For very old records, keep in mind that probate practices varied widely before states adopted modern codes. The documents may be in different formats, use unfamiliar terminology, or be filed under a system that doesn’t match today’s conventions. Patience with handwriting and archaic language is part of the process.

Requesting Federal Estate Tax Records From the IRS

Federal estate tax returns (Form 706) are filed with the IRS, not the probate court, and they contain detailed asset valuations that may not appear in the court file. If you’re an authorized party — an executor, surviving spouse, trustee, or tax professional with a power of attorney on file — you can request an account transcript from the IRS in lieu of the estate tax closing letter that the IRS discontinued issuing automatically.

The request is made using Form 4506-T (Request for Transcript of Tax Return). Enter “Estate of [name]” on Line 1, Form 706 on Line 6, and the date of death as the tax period on Line 9. Only the 6b option on Line 6 applies to estate tax — do not select any other boxes in items 6 through 8. The IRS recommends waiting at least six months after filing Form 706 before submitting a transcript request.1Internal Revenue Service. Transcripts in Lieu of Estate Tax Closing Letters

Documentation requirements depend on your role. An executor must include letters testamentary or letters of administration from the court. A surviving spouse who did not open probate must provide a statement that no probate will be commenced along with a marriage certificate. A trustee must supply a certificate of trust or the full trust instrument. A tax professional must provide the original Form 2848 (Power of Attorney) already on file with the IRS for that taxpayer and tax year — a newly filed power of attorney alone is not enough.1Internal Revenue Service. Transcripts in Lieu of Estate Tax Closing Letters

Privacy Restrictions and Redacted Information

Probate records are public, but that doesn’t mean every detail is visible. Federal courts require that filings redact Social Security numbers to the last four digits, show only the year of birth for birth dates, use initials for minors, and truncate financial account numbers.2Legal Information Institute (LII) / Cornell Law School. Federal Rules of Civil Procedure Rule 5.2 – Privacy Protection For Filings Made with the Court Most state courts follow similar redaction practices, though the specific rules vary. The responsibility for redacting falls on the person who filed the document, not the court clerk, so older records filed before redaction rules existed may contain full Social Security numbers and account details.

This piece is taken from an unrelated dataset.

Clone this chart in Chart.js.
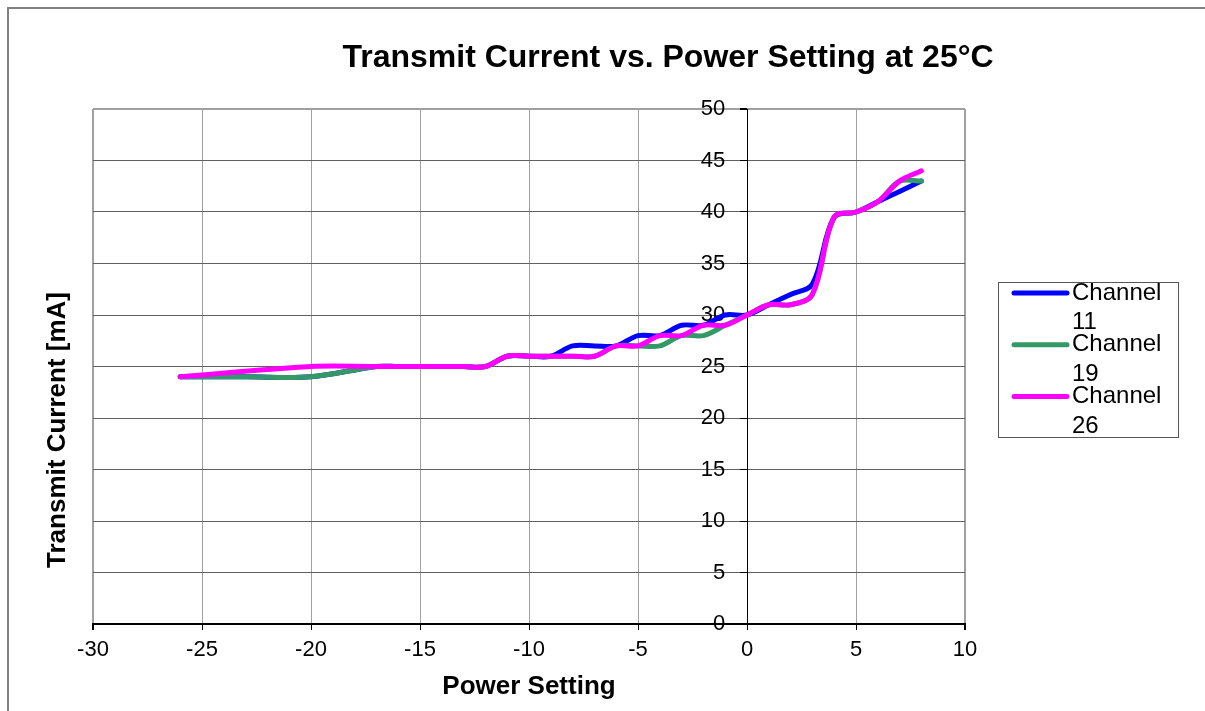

Some courts also limit remote electronic access to certain case types even when the paper files are available in person at the courthouse. Guardianship and conservatorship records are commonly restricted from online viewing because they contain sensitive personal and financial information about living individuals. If an online portal shows a case exists but won’t let you view the documents, an in-person visit or written request to the clerk may get you access to the same file.

Death Certificates as a Starting Point

A death certificate is not a probate record, but it can be the key that unlocks your search. It confirms the date of death, county of residence, and legal name — the three essentials for locating a probate file. If you’re starting with almost no information about someone’s death, the death certificate fills those gaps.

Certified copies are available from the vital records office in the state where the death occurred. Most offices accept requests online, by mail, or in person, though fees and processing times vary. Expect to pay roughly $20 to $35 per certified copy. Many states restrict who can order a death certificate to immediate family members, legal representatives, or those with a documented need. For genealogical research into older deaths, restrictions are often relaxed or eliminated entirely — some states make death records fully public after a set number of years, and state archives may hold historical death records with no access restrictions at all.